The North Dakota Supreme Court examined the trial court's spousal support award, which provided Marion Wald with $600 per month for ten years. The court noted the significant income disparity between the parties, with Roger earning several times more than Marion, who had serious health problems and limited earning capacity. Given the lengthy duration of their marriage and Marion's ongoing health issues, the court found that the trial court's temporary support award was inadequate to maintain Marion's standard of living post-divorce. The court emphasized that permanent spousal support is warranted in cases where one spouse cannot achieve a comparable standard of living due to circumstances such as health issues and income disparities. The Supreme Court concluded that the trial court's refusal to award permanent spousal support was clearly erroneous and that a more adequate amount should be determined.

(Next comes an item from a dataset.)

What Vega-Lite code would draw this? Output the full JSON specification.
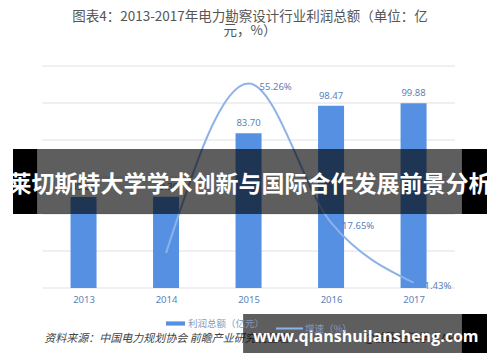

Implications of the Trial Court's Findings

The Supreme Court affirmed the trial court's findings regarding the values of the marital home and the Ames stock, recognizing that these valuations were not clearly erroneous. However, the Supreme Court identified issues with the trial court's decision regarding the payment schedule for Marion's share of the stock, suggesting that the seven-year period was excessive given Roger's superior earning capacity. The court noted that a shorter payment period would better reflect the needs of Marion and the realities of Roger's financial situation. The Supreme Court also pointed out that Roger's admitted adultery could be considered in determining a more equitable distribution of property and support, reinforcing the notion that non-economic fault can influence divorce settlements. This led the court to reverse and remand the case for further proceedings to adjust both the stock payment schedule and the spousal support amount.

Conclusion on Support and Distribution

Ultimately, the North Dakota Supreme Court underscored the importance of considering both parties' earning capacities and the potential for permanent spousal support in divorce proceedings. The court reiterated that spousal support must adequately reflect the financial realities faced by the disadvantaged spouse, particularly in longer-term marriages. Given Marion's health issues and the substantial income disparity, the court concluded that both the spousal support and the method of distributing the marital property warranted recalibration to ensure fairness and support for her future needs. The court's decision to remand the case for further consideration highlighted the judicial responsibility to maintain equitable standards in the division of marital assets and support arrangements.